TASK REQUIREMENTS: Without the pictures, output the lines of the material from the very first through the one that holds "(0,0) rectangle (626,903);".

EXERCISE DATA:

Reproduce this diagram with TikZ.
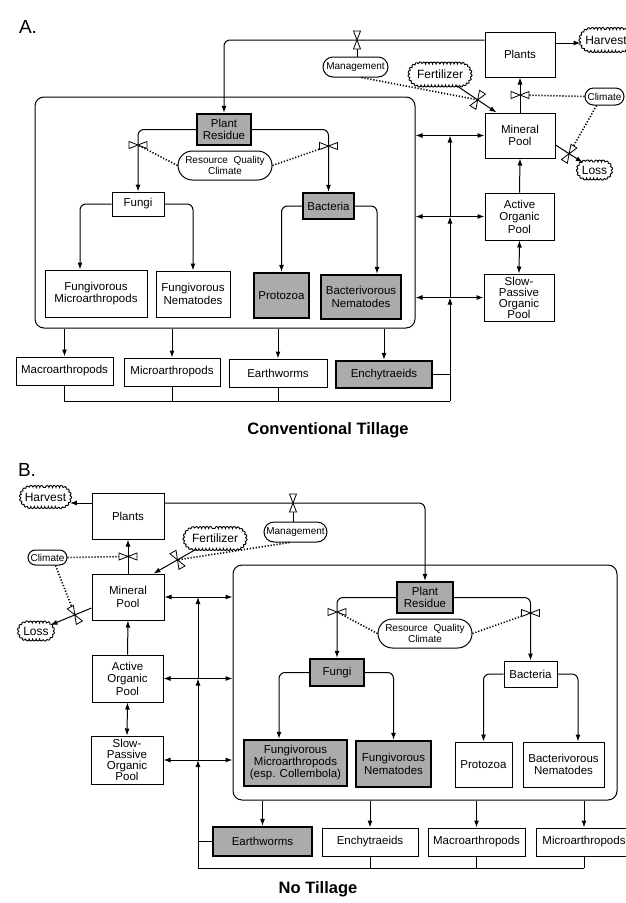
\documentclass[tikz,border=0pt]{standalone}
\usepackage{fontspec}
\setmainfont{Liberation Sans}
\usetikzlibrary{arrows.meta,shapes.misc,calc,decorations.pathmorphing}
\newcommand\myboxfont{\fontsize{11.5}{12.5}\selectfont}
\newcommand\myfourfont{\fontsize{11.5}{11}\selectfont}
\newcommand\mysmallfont{\fontsize{10}{11}\selectfont}
\newcommand\mycloudfont{\fontsize{12}{13}\selectfont}
\begin{document}
\begin{tikzpicture}[x=1pt,y=-1pt,line width=1pt,
  wh/.style 2 args={minimum width=#1pt, minimum height=#2pt},
  box/.style={draw, line width=1pt, fill=white, align=center, inner sep=0pt, font=\myboxfont},
  gbox/.style={box, fill=black!33, line width=2.4pt},
  four/.style={font=\myfourfont},
  soil/.style={draw, line width=1pt, rounded corners=9pt, inner sep=0pt},
  oval/.style={draw, rounded rectangle, line width=1pt, fill=white, inner sep=0pt, align=center, font=\mysmallfont},
  cl/.style={draw, rounded rectangle, line width=0.9pt, inner sep=0pt, font=\mycloudfont, fill=white,
    decorate, decoration={bumps, segment length=7pt, amplitude=2pt}},
  arr/.style={-{Latex[length=7pt,width=5pt]}},
  darr/.style={{Latex[length=7pt,width=5pt]}-{Latex[length=7pt,width=5pt]}},
  info/.style={line width=1.6pt, dash pattern=on 1.2pt off 1.8pt},
  link/.style={line width=0.7pt},
  valve/.pic={\draw[line width=0.8pt, fill=white] (-9,-3.5)--(9,3.5)--(9,-3.5)--(-9,3.5)--cycle;},
  lbl/.style={font=\fontsize{19}{19}\selectfont, inner sep=0pt},
  ttl/.style={font=\bfseries\fontsize{16.5}{17}\selectfont, inner sep=0pt}]
\useasboundingbox (0,0) rectangle (626,903);

% ================= Panel A =================
\node[lbl] (labA) at (28,27) {A.};
\node[soil, wh={380}{231}] (soilA) at (225,212.5) {};
\node[box, wh={70}{45}] (plantsA) at (520,54.5) {Plants};
\node[box, wh={70}{45}] (mineralA) at (520,135.5) {Mineral\\Pool};
\node[box, wh={69}{47}] (activeA) at (519.5,216.5) {Active\\Organic\\Pool};
\node[box, four, wh={70}{47}] (slowA) at (519,297.5) {Slow-\\Passive\\Organic\\Pool};
\node[gbox, wh={54}{31}] (residueA) at (224,129.5) {Plant\\Residue};
\node[oval, wh={94}{29}] (rqcA) at (225,165.5) {Resource\ \ Quality\\Climate};
\node[box, wh={52}{24}] (fungiA) at (138,204) {Fungi};
\node[box, wh={102}{47}] (fmA) at (96,293.5) {Fungivorous\\Microarthropods};
\node[box, wh={74}{46}] (fnA) at (193,294) {Fungivorous\\Nematodes};
\node[gbox, wh={51}{26}] (bactA) at (328.5,206) {Bacteria};
\node[gbox, wh={55}{45}] (protoA) at (281.5,295.5) {Protozoa};
\node[gbox, wh={80}{44}] (bnA) at (361,297) {Bacterivorous\\Nematodes};
\node[box, wh={97}{28}] (macroA) at (64.5,371) {Macroarthropods};
\node[box, wh={96}{28}] (microA) at (172,372) {Microarthropods};
\node[box, wh={98}{28}] (earthA) at (278,373) {Earthworms};
\node[gbox, wh={96}{27}] (enchyA) at (384,374.5) {Enchytraeids};
\node[oval, wh={65}{20}] (manageA) at (355.5,67) {Management};
\node[cl, wh={60}{21}] (fertA) at (440,74.5) {Fertilizer};
\node[cl, wh={50}{21}] (harvestA) at (606,40) {Harvest};
\node[oval, wh={39}{17}] (climateA) at (604.5,96.5) {Climate};
\node[cl, wh={32}{16}] (lossA) at (594.5,170) {Loss};
\node[ttl] (ttlA) at (328,430) {Conventional Tillage};

\coordinate (pA1) at ([yshift=14.5pt]plantsA.west);
\draw[arr, rounded corners=6pt] (pA1) -| (residueA.north);
\coordinate (vTA) at (357,40);
\draw[link] (vTA) -- (vTA |- manageA.north);
\coordinate (mA) at ([xshift=12pt]mineralA.north west);
\draw[arr] (fertA) -- (mA);
\coordinate (vFA) at ($(fertA.center)!0.667!(mA)$);
\draw[info] ([xshift=6pt]manageA.south) -- (vFA);
\draw[arr] (mineralA.north) -- (plantsA.south);
\coordinate (vPA) at ($(mineralA.north)!0.5!(plantsA.south)$);
\draw[info] (climateA.west) -- (vPA);
\coordinate (lA) at ([yshift=-9.5pt]mineralA.east);
\draw[arr] (lA) -- (lossA);
\coordinate (vLA) at ($(lA)!0.35!(lossA.center)$);
\draw[info] ([xshift=-8pt]climateA.south) -- (vLA);
\draw[arr] ([yshift=11.5pt]plantsA.east) -- (harvestA.west |- 0,43);
\draw[darr] (soilA.east |- mineralA.west) -- (mineralA.west);
\draw[darr] (soilA.east |- activeA.west) -- (activeA.west);
\draw[darr] (soilA.east |- slowA.west) -- (slowA.west);
\draw[arr] (activeA.north) -- (mineralA.south);
\draw[darr] (activeA.south) -- (slowA.north);
\coordinate (busA) at (450,401);
\draw[arr] (busA) -- (busA |- slowA.west);
\draw[arr] (busA |- slowA.west) -- (busA |- activeA.west);
\draw[arr] (busA |- activeA.west) -- (busA |- mineralA.west);
\draw (macroA.south) |- (busA);
\draw (microA.south) -- (microA.south |- busA);
\draw (earthA.south) -- (earthA.south |- busA);
\draw (enchyA.east) -- (enchyA.east -| busA);
\foreach \n in {macroA,microA,earthA,enchyA} \draw[arr] (soilA.south -| \n.north) -- (\n.north);
\draw[arr, rounded corners=6pt] (residueA.west) -| (fungiA.north);
\draw[arr, rounded corners=6pt] (residueA.east) -| (bactA.north);
\coordinate (vRA1) at (fungiA.north |- 0,145);
\coordinate (vRA2) at (bactA.north |- 0,146);
\draw[info] (rqcA.west) -- (vRA1);
\draw[info] (rqcA.east) -- (vRA2);
\draw[arr, rounded corners=6pt] (fungiA.west) -| ([xshift=-16pt]fmA.north);
\draw[arr, rounded corners=6pt] (fungiA.east) -| (fnA.north);
\draw[arr, rounded corners=6pt] (bactA.west) -| (protoA.north);
\draw[arr, rounded corners=6pt] (bactA.east) -| ([xshift=16pt]bnA.north);
\pic[rotate=90] at (vTA) {valve};
\pic[rotate=58] at (vFA) {valve};
\pic at (vPA) {valve};
\pic[rotate=58] at (vLA) {valve};
\pic at (vRA1) {valve};
\pic at (vRA2) {valve};

% ================= Panel B =================
\node[lbl] (labB) at (27,470) {B.};
\node[soil, wh={384}{235}] (soilB) at (425,682.5) {};
\node[box, wh={72}{46}] (plantsB) at (128,516) {Plants};
\node[box, wh={72}{46}] (mineralB) at (128,597) {Mineral\\Pool};
\node[box, wh={71}{47}] (activeB) at (127.5,678.5) {Active\\Organic\\Pool};
\node[box, four, wh={72}{48}] (slowB) at (127,760) {Slow-\\Passive\\Organic\\Pool};
\node[cl, wh={48}{19}] (harvestB) at (45.5,497) {Harvest};
\node[cl, wh={60}{20}] (fertB) at (215,538.5) {Fertilizer};
\node[oval, wh={63}{20}] (manageB) at (295.5,532) {Management};
\node[oval, wh={39}{15}] (climateB) at (47.5,557.5) {Climate};
\node[cl, wh={33}{16}] (lossB) at (36,631) {Loss};
\node[gbox, wh={56}{31}] (residueB) at (425,597.5) {Plant\\Residue};
\node[oval, wh={94}{29}] (rqcB) at (425,633.5) {Resource\ \ Quality\\Climate};
\node[gbox, wh={54}{27}] (fungiB) at (337,672.5) {Fungi};
\node[gbox, wh={103}{46}, font=\fontsize{11.5}{12}\selectfont] (fmB) at (295.5,763) {Fungivorous\\Microarthropods\\(esp. Collembola)};
\node[gbox, wh={75}{46}] (fnB) at (393.5,764) {Fungivorous\\Nematodes};
\node[box, wh={53}{26}] (bactB) at (530.5,674) {Bacteria};
\node[box, wh={57}{45}] (protoB) at (483.5,764.5) {Protozoa};
\node[box, wh={81}{45}] (bnB) at (563.5,764.5) {Bacterivorous\\Nematodes};
\node[gbox, wh={99}{29}] (earthB) at (262.5,841.5) {Earthworms};
\node[box, wh={96}{28}] (enchyB) at (370,842) {Enchytraeids};
\node[box, wh={97}{28}] (macroB) at (476.5,842) {Macroarthropods};
\node[box, wh={96}{28}] (microB) at (584,842) {Microarthropods};
\node[ttl] (ttlB) at (318,889) {No Tillage};

\coordinate (pB1) at ([yshift=13pt]plantsB.east);
\draw[arr, rounded corners=6pt] (pB1) -| (residueB.north);
\draw[arr] ([yshift=13pt]plantsB.west) -- (harvestB.east |- pB1);
\coordinate (vTB) at (293,503);
\draw[link] (vTB) -- (vTB |- manageB.north);
\coordinate (mB) at ([xshift=-11pt]mineralB.north east);
\draw[arr] (fertB) -- (mB);
\coordinate (vFB) at ($(fertB.center)!0.61!(mB)$);
\draw[info] ([xshift=-6pt]manageB.south) -- (vFB);
\draw[arr] (mineralB.north) -- (plantsB.south);
\coordinate (vPB) at ($(mineralB.north)!0.5!(plantsB.south)$);
\draw[info] (climateB.east) -- (vPB);
\coordinate (lB) at ([yshift=-11pt]mineralB.west);
\draw[arr] (lB) -- (lossB);
\coordinate (vLB) at ($(lB)!0.3!(lossB.center)$);
\draw[info] ([xshift=8pt]climateB.south) -- (vLB);
\draw[darr] (mineralB.east) -- (soilB.west |- mineralB.east);
\draw[darr] (activeB.east) -- (soilB.west |- activeB.east);
\draw[darr] (slowB.east) -- (soilB.west |- slowB.east);
\draw[arr] (activeB.north) -- (mineralB.south);
\draw[darr] (activeB.south) -- (slowB.north);
\coordinate (busB) at (198,868);
\draw[arr] (busB) -- (busB |- slowB.east);
\draw[arr] (busB |- slowB.east) -- (busB |- activeB.east);
\draw[arr] (busB |- activeB.east) -- (busB |- mineralB.east);
\draw (earthB.west) -- (earthB.west -| busB);
\draw (busB) -- (microB.south |- busB);
\foreach \n in {enchyB,macroB,microB} \draw (\n.south) -- (\n.south |- busB);
\foreach \n in {earthB,enchyB,macroB,microB} \draw[arr] (soilB.south -| \n.north) -- (\n.north);
\draw[arr, rounded corners=6pt] (residueB.west) -| (fungiB.north);
\draw[arr, rounded corners=6pt] (residueB.east) -| (bactB.north);
\coordinate (vRB1) at (fungiB.north |- 0,612);
\coordinate (vRB2) at (bactB.north |- 0,613);
\draw[info] (rqcB.west) -- (vRB1);
\draw[info] (rqcB.east) -- (vRB2);
\draw[arr, rounded corners=6pt] (fungiB.west) -| ([xshift=-16.5pt]fmB.north);
\draw[arr, rounded corners=6pt] (fungiB.east) -| (fnB.north);
\draw[arr, rounded corners=6pt] (bactB.west) -| (protoB.north);
\draw[arr, rounded corners=6pt] (bactB.east) -| ([xshift=14.5pt]bnB.north);
\pic[rotate=90] at (vTB) {valve};
\pic[rotate=-60] at (vFB) {valve};
\pic at (vPB) {valve};
\pic[rotate=-60] at (vLB) {valve};
\pic at (vRB1) {valve};
\pic at (vRB2) {valve};
\end{tikzpicture}
\end{document}
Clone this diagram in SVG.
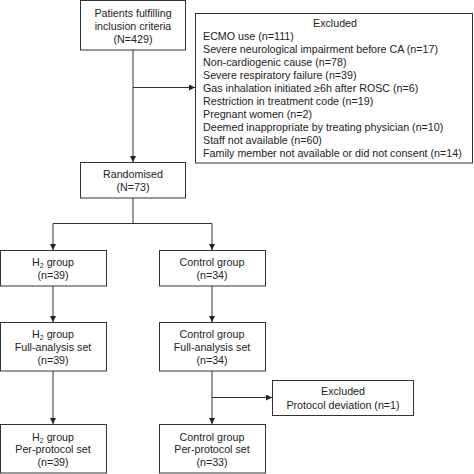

THE RESULT:
Reproduce this diagram with TikZ.
\documentclass[tikz,border=0pt]{standalone}
\usepackage{fontspec}
\setmainfont{Liberation Sans}
\usetikzlibrary{arrows.meta,shapes.misc,calc,decorations.pathmorphing}
\newcommand\myboxfont{\fontsize{11.5}{12.5}\selectfont}
\newcommand\myfourfont{\fontsize{11.5}{11}\selectfont}
\newcommand\mysmallfont{\fontsize{10}{11}\selectfont}
\newcommand\mycloudfont{\fontsize{12}{13}\selectfont}
\begin{document}
\begin{tikzpicture}[x=1pt,y=-1pt,line width=1pt,
  wh/.style 2 args={minimum width=#1pt, minimum height=#2pt},
  box/.style={draw, line width=1pt, fill=white, align=center, inner sep=0pt, font=\myboxfont},
  gbox/.style={box, fill=black!33, line width=2.4pt},
  four/.style={font=\myfourfont},
  soil/.style={draw, line width=1pt, rounded corners=9pt, inner sep=0pt},
  oval/.style={draw, rounded rectangle, line width=1pt, fill=white, inner sep=0pt, align=center, font=\mysmallfont},
  cl/.style={draw, rounded rectangle, line width=0.9pt, inner sep=0pt, font=\mycloudfont, fill=white,
    decorate, decoration={bumps, segment length=7pt, amplitude=2pt}},
  arr/.style={-{Latex[length=7pt,width=5pt]}},
  darr/.style={{Latex[length=7pt,width=5pt]}-{Latex[length=7pt,width=5pt]}},
  info/.style={line width=1.6pt, dash pattern=on 1.2pt off 1.8pt},
  link/.style={line width=0.7pt},
  valve/.pic={\draw[line width=0.8pt, fill=white] (-9,-3.5)--(9,3.5)--(9,-3.5)--(-9,3.5)--cycle;},
  lbl/.style={font=\fontsize{19}{19}\selectfont, inner sep=0pt},
  ttl/.style={font=\bfseries\fontsize{16.5}{17}\selectfont, inner sep=0pt}]
\useasboundingbox (0,0) rectangle (626,903);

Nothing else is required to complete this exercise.